Before extracting any zip file:

unzip -l /path/to/file.zip

This is read-only. It lists the file tree without extracting anything. Look for zero-byte source files. Live hooks not ending in .sample should not exist in any legitimate codebase shared for review.

Before running npm install:

Read the scripts section of package.json. Every key is a potential execution point. Focus on:

• prepare — runs automatically on npm install
• preinstall — runs before npm install
• postinstall — runs after npm install

Any of these pointing to node server, curl, wget, or an external URL is not normal. Stop and investigate before proceeding.

For any unfamiliar dependency:

npm view [package-name]

Check the homepage. Check the maintainer. Check the publish date. Check the dependency list. A package published weeks ago by a Gmail address with dependencies that include execp, fs, and HTTP clients is not a utility library regardless of what it claims to be.

On screen sharing:

Do not share your screen with someone you have not verified through independent channels. A legitimate technical contact who needs to walk you through their codebase can share their own screen. If they tell you they're on a mobile device and can only watch yours, end the call and reschedule when they can demonstrate — not observe.

On verifying companies:

Search for the company independently before any engagement. Look up the domain registration date. Find employees on LinkedIn who predate the outreach. A company with a polished roadmap PDF and a recruiter who found you within days of the company's web presence going live deserves scrutiny, not enthusiasm.

THE PLATFORM GAP

Upwork's Trust & Safety team sent me three formal security notifications over three weeks. Each one named a specific user who had distributed malware. Each confirmed the job posting had been removed for Terms of Service violations. That response system exists and it works — eventually.

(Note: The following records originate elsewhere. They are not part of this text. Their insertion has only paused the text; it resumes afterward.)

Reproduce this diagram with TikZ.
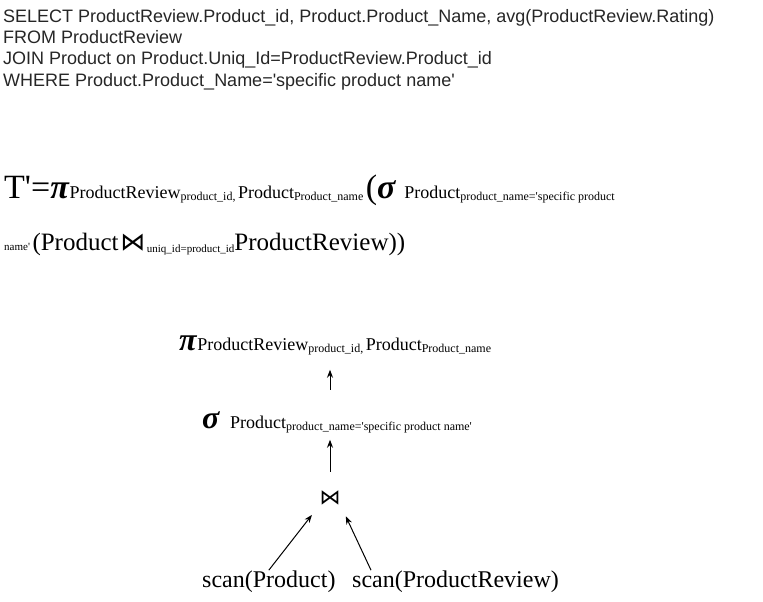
\documentclass[tikz,border=0pt]{standalone}
\usepackage{fontspec}
\setmainfont{Liberation Serif}
\setsansfont{Liberation Sans}
\newfontfamily\symfnt{DejaVu Sans}
\usetikzlibrary{positioning,arrows.meta}
\newcommand{\fsz}[1]{\fontsize{#1}{#1}\selectfont}
\newcommand{\lowsub}[2][12]{\raisebox{-2pt}{\fsz{#1}#2}}
\tikzset{
  sqlline/.style={anchor=base west, inner sep=0pt, font=\sffamily\fsz{18}, text=black!85},
  relline/.style={anchor=base west, inner sep=0pt},
  arr/.style={-{Stealth[length=8pt,width=6pt]}, line width=1pt}
}
\begin{document}
\begin{tikzpicture}[x=1pt,y=-1pt]
	\useasboundingbox (0,0) rectangle (763,602);
	%sql query
	\node[sqlline] (sel) at (3,23) {SELECT ProductReview.Product\_id, Product.Product\_Name, avg(ProductReview.Rating)};
	\node[sqlline] (from) at (3,44) {FROM ProductReview};
	\node[sqlline] (join) at (3,65) {JOIN Product on Product.Uniq\_Id=ProductReview.Product\_id};
	\node[sqlline] (where) at (3,86) {WHERE Product.Product\_Name=\textquotesingle specific product name\textquotesingle};
	
	%relational algebra
	\node[relline] (expr1) at (4,198) {{\fsz{34}T\textquotesingle=\textbf{\textit{π}}}{\fsz{18}ProductReview}\lowsub{product\_id,} {\fsz{18}Product}\lowsub{Product\_name} {\fsz{34}(\textbf{\textit{σ}}}\hspace{8pt}{\fsz{18}Product}\lowsub{product\_name=\textquotesingle specific product}};
	\node[relline] (expr2) at (4,250) {{\fsz{11}name\textquotesingle} {\fsz{25}(Product}\,{\symfnt\fsz{25}⋈}\,\lowsub[11]{uniq\_id=product\_id}{\fsz{25}ProductReview))}};
	
	%query tree
	\node[relline] (proj) at (179,350) {{\fsz{32}\textbf{\textit{π}}}{\fsz{18}ProductReview}\lowsub[12]{product\_id,} {\fsz{18}Product}\lowsub[12]{Product\_name}};
	\node[relline] (sel) at (202,428) {{\fsz{32}\textbf{\textit{σ}}}\hspace{10pt}{\fsz{18}Product}\lowsub{product\_name=\textquotesingle specific product name\textquotesingle}};
	\node[inner sep=0pt, font=\symfnt\fsz{21}] (bowtie) at (330,498) {⋈};
	\node[relline, font=\fsz{24}] (scanP) at (202,587) {scan(Product)};
	\node[relline, font=\fsz{24}] (scanR) at (352,587) {scan(ProductReview)};
	
	\draw[arr, shorten <=21pt, shorten >=15pt] (bowtie.north |- sel.north) -- (bowtie.north |- proj.south);
	\draw[arr, shorten <=19pt, shorten >=7pt] (bowtie.north) -- (bowtie.north |- sel.south);
	\draw[arr, shorten >=12pt] (scanP.north) -- (bowtie.south west);
	\draw[arr, shorten >=12pt] ([xshift=19pt]scanR.north west) -- (bowtie.south east);
\end{tikzpicture}
\end{document}
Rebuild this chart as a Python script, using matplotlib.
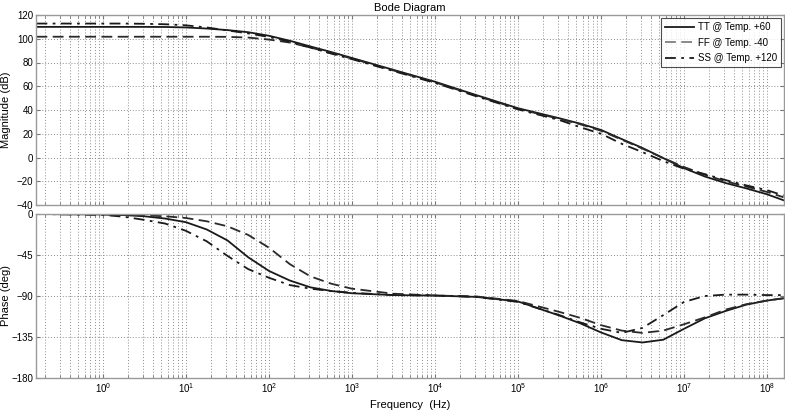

The word "eventually" is the problem. The first contact arrived April 8. The security notification arrived May 18. Forty days is not a detection gap. It is a campaign window.

The LinkedIn operations produced no platform-level detection at all. The recruiting accounts remain active as of the time of writing. The second-channel operation impersonated a legitimate, well-regarded blockchain infrastructure project — borrowing its name, its history, and its community reputation to add credibility to a job offer that ended in a malware payload.

The detection problem is genuinely hard. These payloads have no static signatures. A shell script that downloads its payload at runtime and a Node.js server that makes an outbound API call look like normal developer activity. But the gaps exist. And while platforms are building toward better detection, the attacks are running through the windows that are already open.

ONE VARIABLE AT A TIME

My standard for evaluating unfamiliar code is the same methodology I apply to everything else: change one variable at a time and observe the result before moving forward. When something is unknown, I do not run it and see what happens. I inspect it first, and I treat inspection as a non-negotiable step rather than an optional one.

unzip -l is read-only. npm view queries a public registry. Neither executes anything. Both take under ten seconds. Between inspection and execution, there is a decision point — and that decision point is the entire defense.

The five attackers I encountered in April and May 2026 structured every engagement specifically to eliminate that decision point. The credible company history, the polished documentation, the live video call with a friendly person walking you through it — all of it exists to make skipping the inspection feel natural and running the code feel like the obvious next step.

It was not the obvious next step. It was a trap with a well-designed entrance.

The entrance looks like a job offer. The credential validation looks like a code review. The payload delivery looks like onboarding. None of it is any of those things.

Inspect before you execute. Every time. Without exception.